The bookcase’s source of knowledge began with the power of one. The four hundred and fifty nine pages- tattered numerous times since publication- span influence on generations of minds with the first sentence. A present to a kindergartner, worth ninety-seven pennies, will remain priceless until someone once again assigns it value. The book, stationed at eye level on the bookshelf, views the world proudly. The Russian translation of Mark Twain’s artistic achievement of humor and wit seduces the reader with innocence and embarks on child-like idealism. In nineteen eighty eight, The Adventures of Tom Sawyer captured the imagination of Spooks and formed a life-long habit to reading.

The habitual diversion of the mind to a purely imaginative activity is a handicap of an individual. This handicap is superior to all. Escapism binds the mind until all thought processes are destroyed. And once thoughts are gone, the individual exists in a state of a chattel.

The eighteen-year-old college freshman at the University of Pittsburgh (also known as Spooks) is not a heroine nor a saint. She is a young woman whose life, like everyone else’s, is a result of a result of a result. Every choice has a price and every decision pays a cost. And once, thirteen years ago, a ragged object with torn pages filled her heart with laughter and her mind with wonder. With the first word, with the first page, and with the first chapter, an extraordinary became possible.
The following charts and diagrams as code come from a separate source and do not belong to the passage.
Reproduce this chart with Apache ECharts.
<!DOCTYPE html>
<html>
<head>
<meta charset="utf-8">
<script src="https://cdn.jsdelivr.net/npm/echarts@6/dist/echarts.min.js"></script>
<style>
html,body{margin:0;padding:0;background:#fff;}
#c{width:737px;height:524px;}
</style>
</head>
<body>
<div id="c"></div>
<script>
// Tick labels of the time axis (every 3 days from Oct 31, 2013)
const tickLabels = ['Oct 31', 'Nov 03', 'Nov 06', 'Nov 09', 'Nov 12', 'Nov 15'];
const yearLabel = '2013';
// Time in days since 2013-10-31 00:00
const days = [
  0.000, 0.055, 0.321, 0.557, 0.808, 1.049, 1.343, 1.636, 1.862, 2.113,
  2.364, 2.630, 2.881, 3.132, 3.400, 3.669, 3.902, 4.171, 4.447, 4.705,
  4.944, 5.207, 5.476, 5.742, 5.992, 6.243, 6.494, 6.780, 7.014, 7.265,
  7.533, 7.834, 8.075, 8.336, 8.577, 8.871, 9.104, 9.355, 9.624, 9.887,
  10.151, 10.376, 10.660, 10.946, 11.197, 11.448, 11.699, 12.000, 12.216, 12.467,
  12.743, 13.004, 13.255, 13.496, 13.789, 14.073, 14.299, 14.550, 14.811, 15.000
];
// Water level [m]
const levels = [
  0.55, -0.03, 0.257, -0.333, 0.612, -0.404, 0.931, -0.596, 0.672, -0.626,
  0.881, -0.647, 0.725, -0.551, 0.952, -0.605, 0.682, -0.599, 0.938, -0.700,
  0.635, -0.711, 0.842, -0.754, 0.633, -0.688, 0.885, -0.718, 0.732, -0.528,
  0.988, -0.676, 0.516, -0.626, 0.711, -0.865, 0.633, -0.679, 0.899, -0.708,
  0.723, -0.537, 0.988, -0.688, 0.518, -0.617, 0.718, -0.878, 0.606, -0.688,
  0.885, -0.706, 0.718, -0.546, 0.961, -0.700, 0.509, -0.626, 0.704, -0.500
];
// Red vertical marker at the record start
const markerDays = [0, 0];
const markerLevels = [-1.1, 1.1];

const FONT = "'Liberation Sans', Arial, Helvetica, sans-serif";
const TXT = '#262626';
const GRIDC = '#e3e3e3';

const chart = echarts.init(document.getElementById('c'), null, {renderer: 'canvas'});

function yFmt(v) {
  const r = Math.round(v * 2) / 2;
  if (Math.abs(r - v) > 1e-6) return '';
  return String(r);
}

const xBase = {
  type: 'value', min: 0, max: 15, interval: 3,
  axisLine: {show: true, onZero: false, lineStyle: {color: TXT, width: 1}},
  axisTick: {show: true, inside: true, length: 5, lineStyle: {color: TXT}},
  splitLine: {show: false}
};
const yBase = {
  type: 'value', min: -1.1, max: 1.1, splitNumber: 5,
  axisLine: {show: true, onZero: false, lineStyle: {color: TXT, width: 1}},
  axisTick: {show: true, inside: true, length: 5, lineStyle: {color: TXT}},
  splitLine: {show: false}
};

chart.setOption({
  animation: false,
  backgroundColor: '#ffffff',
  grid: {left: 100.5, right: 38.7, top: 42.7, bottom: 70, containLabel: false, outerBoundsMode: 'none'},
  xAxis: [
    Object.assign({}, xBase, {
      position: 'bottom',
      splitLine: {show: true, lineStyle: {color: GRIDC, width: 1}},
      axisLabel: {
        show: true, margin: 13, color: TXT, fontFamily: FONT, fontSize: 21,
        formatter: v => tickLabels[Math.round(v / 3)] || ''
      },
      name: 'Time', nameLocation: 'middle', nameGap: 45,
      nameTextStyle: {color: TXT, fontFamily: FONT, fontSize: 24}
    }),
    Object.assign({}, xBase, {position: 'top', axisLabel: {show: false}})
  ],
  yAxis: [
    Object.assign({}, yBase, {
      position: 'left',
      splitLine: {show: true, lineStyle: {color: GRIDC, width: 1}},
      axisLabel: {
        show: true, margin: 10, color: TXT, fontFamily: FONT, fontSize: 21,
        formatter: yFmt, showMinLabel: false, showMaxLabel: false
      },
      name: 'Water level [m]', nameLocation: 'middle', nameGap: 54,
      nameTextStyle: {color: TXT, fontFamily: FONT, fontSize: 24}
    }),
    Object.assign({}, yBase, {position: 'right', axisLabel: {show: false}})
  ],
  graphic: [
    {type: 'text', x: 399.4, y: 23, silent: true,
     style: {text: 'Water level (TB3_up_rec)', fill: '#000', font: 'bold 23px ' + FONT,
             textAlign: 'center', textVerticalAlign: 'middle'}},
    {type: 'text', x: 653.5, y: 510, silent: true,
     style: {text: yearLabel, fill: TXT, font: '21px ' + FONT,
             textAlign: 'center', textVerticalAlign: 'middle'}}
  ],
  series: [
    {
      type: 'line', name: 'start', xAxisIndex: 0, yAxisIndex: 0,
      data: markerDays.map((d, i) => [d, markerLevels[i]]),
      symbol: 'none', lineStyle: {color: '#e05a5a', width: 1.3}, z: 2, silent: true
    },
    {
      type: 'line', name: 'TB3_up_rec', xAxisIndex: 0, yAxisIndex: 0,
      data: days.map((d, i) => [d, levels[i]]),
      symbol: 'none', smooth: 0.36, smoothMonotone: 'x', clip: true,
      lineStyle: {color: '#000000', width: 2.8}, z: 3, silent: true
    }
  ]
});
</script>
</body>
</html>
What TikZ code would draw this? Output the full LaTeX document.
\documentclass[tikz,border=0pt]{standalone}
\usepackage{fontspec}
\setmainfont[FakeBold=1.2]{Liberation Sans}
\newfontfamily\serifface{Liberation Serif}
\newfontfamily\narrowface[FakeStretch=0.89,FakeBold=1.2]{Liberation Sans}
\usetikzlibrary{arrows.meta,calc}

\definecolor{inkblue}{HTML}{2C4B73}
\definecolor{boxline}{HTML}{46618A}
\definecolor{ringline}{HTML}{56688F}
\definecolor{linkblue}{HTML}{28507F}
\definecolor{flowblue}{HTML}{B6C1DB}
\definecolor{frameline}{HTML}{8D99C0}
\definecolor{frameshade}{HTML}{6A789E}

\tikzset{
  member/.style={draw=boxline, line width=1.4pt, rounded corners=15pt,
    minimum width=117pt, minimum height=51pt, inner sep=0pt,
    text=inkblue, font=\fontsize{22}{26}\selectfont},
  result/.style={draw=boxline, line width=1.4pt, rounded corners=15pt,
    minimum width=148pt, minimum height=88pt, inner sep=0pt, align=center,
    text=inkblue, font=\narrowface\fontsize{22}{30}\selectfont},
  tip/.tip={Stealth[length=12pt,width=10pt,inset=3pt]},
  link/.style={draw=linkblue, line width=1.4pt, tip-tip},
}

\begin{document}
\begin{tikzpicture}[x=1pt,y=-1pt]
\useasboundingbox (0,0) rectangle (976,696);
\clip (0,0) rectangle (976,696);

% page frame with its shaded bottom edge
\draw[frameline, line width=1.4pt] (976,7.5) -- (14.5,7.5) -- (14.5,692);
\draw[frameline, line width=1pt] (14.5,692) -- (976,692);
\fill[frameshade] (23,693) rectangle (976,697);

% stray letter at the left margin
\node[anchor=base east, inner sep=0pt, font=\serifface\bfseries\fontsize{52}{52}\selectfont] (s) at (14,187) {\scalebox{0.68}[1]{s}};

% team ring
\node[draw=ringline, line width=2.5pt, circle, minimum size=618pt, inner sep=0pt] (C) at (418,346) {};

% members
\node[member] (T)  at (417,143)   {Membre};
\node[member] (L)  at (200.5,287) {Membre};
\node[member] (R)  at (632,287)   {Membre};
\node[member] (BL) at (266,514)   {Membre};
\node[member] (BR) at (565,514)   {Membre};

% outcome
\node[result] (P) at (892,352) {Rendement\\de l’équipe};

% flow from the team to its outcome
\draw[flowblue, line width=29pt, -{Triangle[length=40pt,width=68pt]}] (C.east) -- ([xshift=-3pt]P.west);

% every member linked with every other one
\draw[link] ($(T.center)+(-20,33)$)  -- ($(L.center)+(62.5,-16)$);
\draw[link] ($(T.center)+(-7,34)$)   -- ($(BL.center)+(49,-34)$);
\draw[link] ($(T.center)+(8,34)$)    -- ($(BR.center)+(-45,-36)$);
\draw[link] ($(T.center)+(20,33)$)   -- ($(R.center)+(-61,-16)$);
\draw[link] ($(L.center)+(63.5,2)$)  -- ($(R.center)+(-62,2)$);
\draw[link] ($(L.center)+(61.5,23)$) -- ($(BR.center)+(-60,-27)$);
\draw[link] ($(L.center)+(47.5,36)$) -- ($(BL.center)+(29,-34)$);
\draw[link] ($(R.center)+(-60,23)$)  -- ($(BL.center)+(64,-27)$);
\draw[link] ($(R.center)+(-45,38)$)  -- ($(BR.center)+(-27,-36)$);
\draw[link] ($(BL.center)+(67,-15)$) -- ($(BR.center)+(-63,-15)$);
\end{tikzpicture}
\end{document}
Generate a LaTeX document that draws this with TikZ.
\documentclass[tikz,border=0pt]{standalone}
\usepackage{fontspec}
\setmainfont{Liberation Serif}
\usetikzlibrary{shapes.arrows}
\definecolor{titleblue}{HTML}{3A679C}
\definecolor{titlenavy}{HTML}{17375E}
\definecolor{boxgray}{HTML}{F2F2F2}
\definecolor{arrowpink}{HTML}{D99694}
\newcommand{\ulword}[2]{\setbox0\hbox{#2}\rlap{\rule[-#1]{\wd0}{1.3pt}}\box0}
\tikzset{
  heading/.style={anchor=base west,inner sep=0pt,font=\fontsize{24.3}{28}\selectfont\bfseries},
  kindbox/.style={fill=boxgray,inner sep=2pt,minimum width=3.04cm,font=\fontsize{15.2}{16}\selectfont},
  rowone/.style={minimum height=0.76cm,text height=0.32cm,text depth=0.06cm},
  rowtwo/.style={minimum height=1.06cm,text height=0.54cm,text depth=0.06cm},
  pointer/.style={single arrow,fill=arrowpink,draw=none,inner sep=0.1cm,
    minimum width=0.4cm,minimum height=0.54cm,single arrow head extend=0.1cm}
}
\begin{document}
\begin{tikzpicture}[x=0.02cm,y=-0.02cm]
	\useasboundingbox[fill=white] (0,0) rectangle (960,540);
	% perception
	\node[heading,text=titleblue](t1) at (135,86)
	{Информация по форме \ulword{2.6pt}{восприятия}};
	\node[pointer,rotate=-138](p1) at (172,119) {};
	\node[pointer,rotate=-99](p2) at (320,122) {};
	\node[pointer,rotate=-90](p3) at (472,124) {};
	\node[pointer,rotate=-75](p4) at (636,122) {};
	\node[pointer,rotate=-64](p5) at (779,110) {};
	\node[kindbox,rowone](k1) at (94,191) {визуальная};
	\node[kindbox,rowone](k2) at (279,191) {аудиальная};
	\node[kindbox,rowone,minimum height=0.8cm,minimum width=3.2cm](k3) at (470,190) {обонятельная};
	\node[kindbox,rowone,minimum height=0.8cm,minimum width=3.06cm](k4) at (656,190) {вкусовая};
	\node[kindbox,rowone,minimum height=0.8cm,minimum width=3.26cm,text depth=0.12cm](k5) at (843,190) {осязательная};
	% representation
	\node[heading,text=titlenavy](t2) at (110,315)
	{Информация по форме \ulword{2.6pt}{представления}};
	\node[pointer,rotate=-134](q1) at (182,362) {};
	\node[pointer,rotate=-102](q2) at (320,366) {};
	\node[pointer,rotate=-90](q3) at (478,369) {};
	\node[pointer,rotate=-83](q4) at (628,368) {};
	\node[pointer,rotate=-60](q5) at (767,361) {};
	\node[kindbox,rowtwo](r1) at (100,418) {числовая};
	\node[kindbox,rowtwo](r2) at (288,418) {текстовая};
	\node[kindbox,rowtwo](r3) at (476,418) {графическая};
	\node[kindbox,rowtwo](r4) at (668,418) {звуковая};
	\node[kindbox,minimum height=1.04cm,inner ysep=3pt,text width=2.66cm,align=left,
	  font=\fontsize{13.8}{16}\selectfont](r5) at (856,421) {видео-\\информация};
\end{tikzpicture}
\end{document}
The child’s mind opened to the reality of idealism and to the integrity of thought. From that point on there was no escapism, there was just a life-long struggle for insight.

This is my promise to the world. I take an oath to fight for individuality and for enlightenment. Mark Twain’s novel will remain stoic and unchanging, yet time and memory will forever alter its existence. And as far as addictions go, reading is one with the least hazardous side effects.